* [Given problem]
Retype only what runs from the beginning of the data through the line with "pat_fit_y = [0.99, 16.0]"; please omit the pictures and keep every line exact.

* [Record set]
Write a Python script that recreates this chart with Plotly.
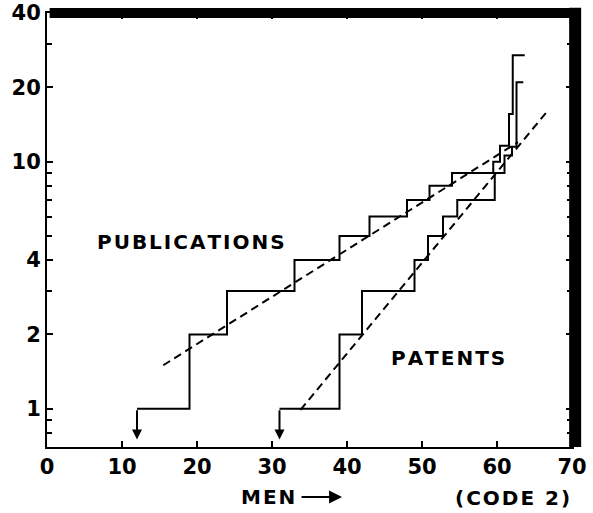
import math
import plotly.graph_objects as go

# Cumulative step curves: x where each step begins (last entry closes the curve), level reached
pub_x = [12, 19, 24, 33, 39, 43, 48, 51, 54, 59.5, 60.4, 61.6, 62.1, 63.7]
pub_y = [1, 2, 3, 4, 5, 6, 7, 8, 9, 10, 11.6, 15.6, 27, 27]

pat_x = [31, 39, 42, 49, 50.8, 52.8, 54.7, 59.7, 61.0, 62.0, 62.6, 63.5]
pat_y = [1, 2, 3, 4, 5, 6, 7, 9, 10.6, 11.5, 21, 21]

# Fitted exponential trends (end points)
pub_fit_x = [15.5, 62.8]
pub_fit_y = [1.5, 12.0]
pat_fit_x = [33.8, 66.7]
pat_fit_y = [0.99, 16.0]

# Axis ticks
x_ticks = [0, 10, 20, 30, 40, 50, 60, 70]
y_ticks = [1, 2, 4, 10, 20, 40]
y_minor = [0.8, 0.9, 3, 5, 6, 7, 8, 9, 30]
arrow_floor = 0.75

FONT = "DejaVu Sans"
HS = "\u200a"  # hair space for wide lettering


def spaced(s):
    return HS.join(s)


fig = go.Figure()

for xs, ys in ((pub_x, pub_y), (pat_x, pat_y)):
    fig.add_trace(go.Scatter(x=xs, y=ys, mode="lines", line=dict(color="black", width=2, shape="hv"),
                             showlegend=False, hoverinfo="skip"))

for xs, ys in ((pub_fit_x, pub_fit_y), (pat_fit_x, pat_fit_y)):
    fig.add_trace(go.Scatter(x=xs, y=ys, mode="lines", line=dict(color="black", width=2, dash="8px,5px"),
                             showlegend=False, hoverinfo="skip"))

annotations = []
# Down arrows at the start of each curve
for x0, y0 in ((pub_x[0], pub_y[0]), (pat_x[0], pat_y[0])):
    annotations.append(dict(x=x0, y=math.log10(arrow_floor), ax=x0, ay=math.log10(y0),
                            xref="x", yref="y", axref="x", ayref="y", text="",
                            showarrow=True, arrowhead=2, arrowsize=1.0, arrowwidth=2, arrowcolor="black"))

lab_font = dict(family=FONT, size=20, color="black", weight="bold")
annotations += [
    dict(x=0.275, y=0.472, xref="paper", yref="paper", text=spaced("PUBLICATIONS"),
         xanchor="center", yanchor="middle", showarrow=False, font=lab_font),
    dict(x=0.763, y=0.205, xref="paper", yref="paper", text=spaced("PATENTS"),
         xanchor="center", yanchor="middle", showarrow=False, font=lab_font),
    dict(x=0.366, y=-0.115, xref="paper", yref="paper", text=spaced("MEN"),
         xanchor="left", yanchor="middle", showarrow=False, font=lab_font),
    dict(x=0.562, y=-0.115, xref="paper", yref="paper", text="", ax=-42, ay=0,
         showarrow=True, arrowhead=2, arrowsize=1.3, arrowwidth=2, arrowcolor="black"),
    dict(x=0.886, y=-0.1175, xref="paper", yref="paper", text=spaced("(CODE 2)"),
         xanchor="center", yanchor="middle", showarrow=False, font=lab_font),
]

tick_font = dict(family=FONT, size=21, color="black", weight="bold")

fig.update_layout(
    width=593, height=513,
    margin=dict(l=47, r=21, t=13, b=66),
    paper_bgcolor="white", plot_bgcolor="white",
    annotations=annotations,
    shapes=[
        # heavy top and right frame
        dict(type="line", xref="paper", yref="paper", x0=0.005, x1=1.012, y0=1.0, y1=1.0,
             line=dict(color="black", width=10)),
        dict(type="line", xref="paper", yref="paper", x0=1.006, x1=1.006, y0=1.012, y1=0.0,
             line=dict(color="black", width=12)),
    ],
    xaxis=dict(range=[0, 70], tickmode="array", tickvals=x_ticks, ticktext=[str(v) for v in x_ticks],
               ticks="inside", ticklen=6, tickwidth=1.5, tickcolor="black",
               showline=True, linecolor="black", linewidth=2, mirror="ticks",
               showgrid=False, zeroline=False, tickfont=tick_font, automargin=False),
    yaxis=dict(type="log", range=[math.log10(0.70), math.log10(40)], tickmode="array",
               tickvals=y_ticks, ticktext=[str(v) for v in y_ticks],
               ticks="inside", ticklen=6, tickwidth=1.5, tickcolor="black",
               minor=dict(tickmode="array", tickvals=y_minor, ticks="inside", ticklen=5,
                          tickwidth=1.5, tickcolor="black", showgrid=False),
               showline=True, linecolor="black", linewidth=2, mirror="ticks",
               showgrid=False, zeroline=False, tickfont=tick_font, automargin=False),
)

fig.write_html("out.html")
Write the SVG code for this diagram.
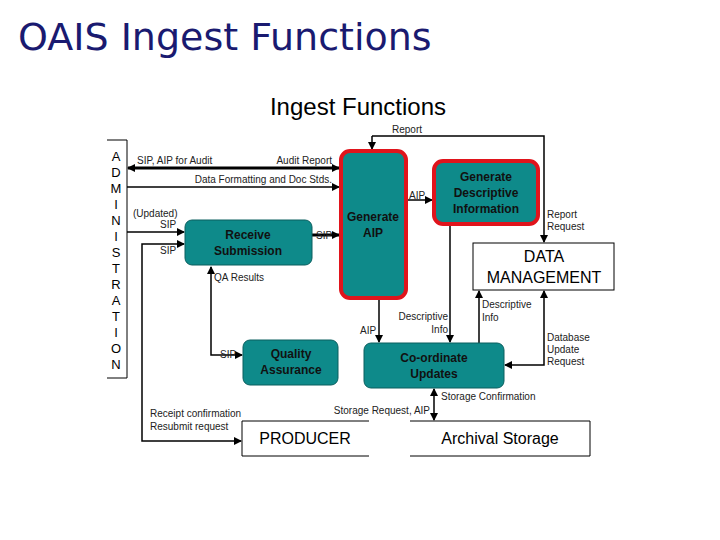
<svg xmlns="http://www.w3.org/2000/svg" width="720" height="540" viewBox="0 0 720 540">
<defs>
<marker id="a" markerWidth="8" markerHeight="8" refX="7" refY="4" orient="auto-start-reverse" markerUnits="userSpaceOnUse"><path d="M0,0 L8,4 L0,8 Z" fill="#000"/></marker>
</defs>
<style>
.n{fill:#0e8a8a;stroke:#0a5f5f;stroke-width:1}
.r{fill:#0e8a8a;stroke:#e0141c;stroke-width:4}
.w{fill:#fff;stroke:#000;stroke-width:1}
.t{font-family:"Liberation Sans",Arial,sans-serif;font-size:12px;font-weight:bold;fill:#111;text-anchor:middle}
.l{font-family:"Liberation Sans",Arial,sans-serif;font-size:10px;fill:#222}
.e{text-anchor:end}
.c line,.c path{stroke:#000;fill:none;stroke-width:1.5}
.c .k{stroke-width:3}
.big{font-family:"Liberation Sans",Arial,sans-serif;font-size:16px;fill:#000;text-anchor:middle}
</style>
<rect width="720" height="540" fill="#fff"/>
<text x="18" y="50" font-family="DejaVu Sans,sans-serif" font-size="38" fill="#1a1a70">OAIS Ingest Functions</text>
<text x="358" y="115" font-family="Liberation Sans,Arial,sans-serif" font-size="24" fill="#000" text-anchor="middle">Ingest Functions</text>
<g id="admin">
<path d="M107,140 H127 V378 H107" fill="none" stroke="#000"/>
<g font-family="Liberation Sans,Arial,sans-serif" font-size="13" text-anchor="middle" fill="#000">
<text x="116" y="161">A</text><text x="116" y="177">D</text><text x="116" y="193">M</text><text x="116" y="209">I</text><text x="116" y="225">N</text><text x="116" y="241">I</text><text x="116" y="257">S</text><text x="116" y="273">T</text><text x="116" y="289">R</text><text x="116" y="305">A</text><text x="116" y="321">T</text><text x="116" y="337">I</text><text x="116" y="353">O</text><text x="116" y="369">N</text>
</g></g>
<g class="c">
<path d="M372,136 H544 V242" marker-end="url(#a)"/>
<line x1="372" y1="136" x2="372" y2="149" marker-end="url(#a)"/>
<line x1="128" y1="168" x2="339" y2="168" class="k" marker-start="url(#a)" marker-end="url(#a)"/>
<line x1="127" y1="187" x2="339" y2="187" marker-end="url(#a)"/>
<line x1="127" y1="232" x2="184" y2="232" marker-end="url(#a)"/>
<path d="M184,244 H142 V441 H241" marker-start="url(#a)" marker-end="url(#a)"/>
<line x1="312" y1="235" x2="339" y2="235" class="k" marker-end="url(#a)"/>
<path d="M211,267 V355 H242" marker-start="url(#a)" marker-end="url(#a)"/>
<line x1="406" y1="200" x2="432" y2="200" marker-end="url(#a)"/>
<line x1="379" y1="298" x2="379" y2="342" marker-end="url(#a)"/>
<line x1="450" y1="224" x2="450" y2="342" marker-end="url(#a)"/>
<line x1="479" y1="343" x2="479" y2="291" marker-end="url(#a)"/>
<path d="M544,291 V365 H505" marker-start="url(#a)" marker-end="url(#a)"/>
<line x1="434" y1="389" x2="434" y2="420" marker-start="url(#a)" marker-end="url(#a)"/>
</g>
<g id="labels" class="l">
<text x="392" y="133">Report</text>
<text x="137" y="164">SIP, AIP for Audit</text>
<text x="332" y="164" class="e">Audit Report</text>
<text x="332" y="183" class="e">Data Formatting and Doc Stds.</text>
<text x="133" y="217">(Updated)</text>
<text x="160" y="228">SIP</text>
<text x="160" y="254">SIP</text>
<text x="316" y="239">SIP</text>
<text x="214" y="281">QA Results</text>
<text x="220" y="358">SIP</text>
<text x="409" y="199">AIP</text>
<text x="360" y="334">AIP</text>
<text x="448" y="320" class="e">Descriptive</text>
<text x="448" y="333" class="e">Info</text>
<text x="482" y="308">Descriptive</text>
<text x="482" y="321">Info</text>
<text x="547" y="218">Report</text>
<text x="547" y="230">Request</text>
<text x="547" y="341">Database</text>
<text x="547" y="353">Update</text>
<text x="547" y="365">Request</text>
<text x="441" y="400">Storage Confirmation</text>
<text x="430" y="414" class="e">Storage Request, AIP</text>
<text x="150" y="417">Receipt confirmation</text>
<text x="150" y="430">Resubmit request</text>
</g>
<g id="genaip"><rect class="r" x="341" y="151" width="65" height="147" rx="9"/><text class="t" x="373" y="221">Generate</text><text class="t" x="373" y="237">AIP</text></g>
<g id="gdi"><rect class="r" x="434" y="161" width="104" height="63" rx="9"/><text class="t" x="486" y="181">Generate</text><text class="t" x="486" y="197">Descriptive</text><text class="t" x="486" y="213">Information</text></g>
<g id="recv"><rect class="n" x="185" y="220" width="127" height="45" rx="7"/><text class="t" x="248" y="239">Receive</text><text class="t" x="248" y="255">Submission</text></g>
<g id="qa"><rect class="n" x="243" y="340" width="95" height="45" rx="7"/><text class="t" x="291" y="358">Quality</text><text class="t" x="291" y="374">Assurance</text></g>
<g id="coord"><rect class="n" x="364" y="343" width="140" height="45" rx="7"/><text class="t" x="434" y="362">Co-ordinate</text><text class="t" x="434" y="378">Updates</text></g>
<g id="dm"><rect class="w" x="473" y="243" width="141" height="47"/><text class="big" x="544" y="262">DATA</text><text class="big" x="544" y="283">MANAGEMENT</text></g>
<g id="producer"><path d="M369,421 H242 V456 H369" fill="none" stroke="#000"/><text class="big" x="305" y="444">PRODUCER</text></g>
<g id="storage"><path d="M410,421 H590 V456 H410" fill="none" stroke="#000"/><text class="big" x="500" y="444">Archival Storage</text></g>
</svg>
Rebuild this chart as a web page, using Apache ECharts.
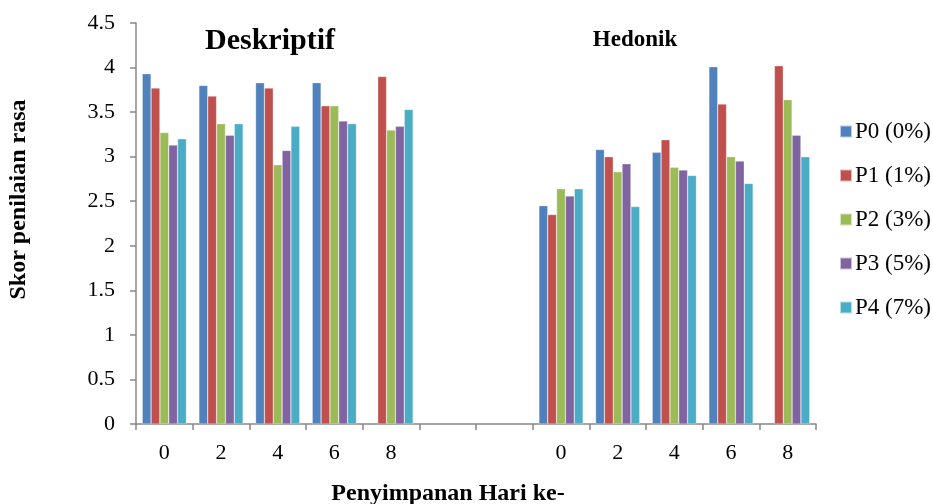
<!DOCTYPE html>
<html><head><meta charset="utf-8">
<script src="https://cdn.jsdelivr.net/npm/echarts@6/dist/echarts.min.js"></script>
<style>html,body{margin:0;padding:0;background:#fff}#c{width:933px;height:504px}</style>
</head><body><div id="c"></div>
<script>
var categories = ['0','2','4','6','8','','','0','2','4','6','8'];
var seriesNames = ['P0 (0%)','P1 (1%)','P2 (3%)','P3 (5%)','P4 (7%)'];
var colors = ['#4F81BD','#C0504D','#9BBB59','#8064A2','#4BACC6'];
var P0 = [3.93,3.80,3.83,3.83,null,null,null,2.45,3.08,3.05,4.01,null];
var P1 = [3.77,3.68,3.77,3.57,3.90,null,null,2.35,3.00,3.19,3.59,4.02];
var P2 = [3.27,3.37,2.91,3.57,3.30,null,null,2.64,2.83,2.88,3.00,3.64];
var P3 = [3.13,3.24,3.07,3.40,3.34,null,null,2.56,2.92,2.85,2.95,3.24];
var P4 = [3.20,3.37,3.34,3.37,3.53,null,null,2.64,2.44,2.79,2.70,3.00];
var yTicks = ['0','0.5','1','1.5','2','2.5','3','3.5','4','4.5'];
var groupTitles = ['Deskriptif','Hedonik'];
var font = '"Liberation Serif","Times New Roman",serif';
var data = [P0,P1,P2,P3,P4];
var chart = echarts.init(document.getElementById('c'));
chart.setOption({
  animation:false,
  color:colors,
  textStyle:{fontFamily:font},
  title:[
    {text:groupTitles[0],left:265,top:21,textAlign:'center',textStyle:{fontFamily:font,fontSize:30,fontWeight:'bold',color:'#000'}},
    {text:groupTitles[1],left:630,top:24,textAlign:'center',textStyle:{fontFamily:font,fontSize:23,fontWeight:'bold',color:'#000'}}
  ],
  legend:{orient:'vertical',left:834,top:115,itemWidth:12,itemHeight:12,itemGap:21,icon:'rect',
    textStyle:{fontFamily:font,fontSize:23,color:'#000',padding:[0,0,0,-2]}},
  grid:{left:136,right:117,top:23,bottom:80,outerBoundsMode:'none',containLabel:false},
  xAxis:{type:'category',data:categories,
    name:'Penyimpanan Hari ke-',nameLocation:'middle',nameGap:58,
    nameTextStyle:{fontFamily:font,fontSize:24,fontWeight:'bold',color:'#000',padding:[0,56,0,0]},
    axisLine:{lineStyle:{color:'#888',width:1.5}},
    axisTick:{show:true,length:6,lineStyle:{color:'#888',width:1.5}},
    axisLabel:{fontFamily:font,fontSize:22,color:'#000',margin:18}},
  yAxis:{type:'value',min:0,max:4.5,interval:0.5,
    name:'Skor penilaian rasa',nameLocation:'middle',nameGap:105,
    nameTextStyle:{fontFamily:font,fontSize:24,fontWeight:'bold',color:'#000',padding:[0,0,0,48]},
    splitLine:{show:false},
    axisLine:{show:true,lineStyle:{color:'#888',width:1.5}},
    axisTick:{show:true,length:6,lineStyle:{color:'#888',width:1.5}},
    axisLabel:{fontFamily:font,fontSize:22,color:'#000',margin:21,
      formatter:function(v){var i=Math.round(v*2);return yTicks[i];}}},
  series:seriesNames.map(function(n,i){return {name:n,type:'bar',data:data[i],barGap:'0%',barCategoryGap:'22%',
    itemStyle:{color:colors[i],borderColor:'rgba(255,255,255,0.6)',borderWidth:0.5}};})
});
</script></body></html>
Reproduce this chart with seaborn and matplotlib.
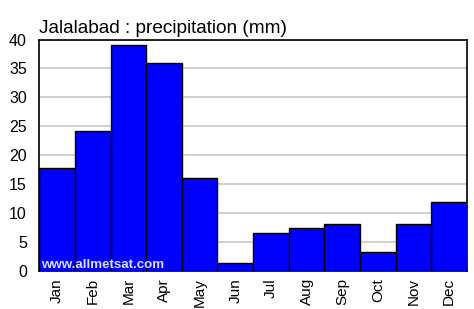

* [Exercise response]
Write a Python script that recreates this chart with Plotly.
import math
import plotly.graph_objects as go

# Cumulative step curves: x where each step begins (last entry closes the curve), level reached
pub_x = [12, 19, 24, 33, 39, 43, 48, 51, 54, 59.5, 60.4, 61.6, 62.1, 63.7]
pub_y = [1, 2, 3, 4, 5, 6, 7, 8, 9, 10, 11.6, 15.6, 27, 27]

pat_x = [31, 39, 42, 49, 50.8, 52.8, 54.7, 59.7, 61.0, 62.0, 62.6, 63.5]
pat_y = [1, 2, 3, 4, 5, 6, 7, 9, 10.6, 11.5, 21, 21]

# Fitted exponential trends (end points)
pub_fit_x = [15.5, 62.8]
pub_fit_y = [1.5, 12.0]
pat_fit_x = [33.8, 66.7]
pat_fit_y = [0.99, 16.0]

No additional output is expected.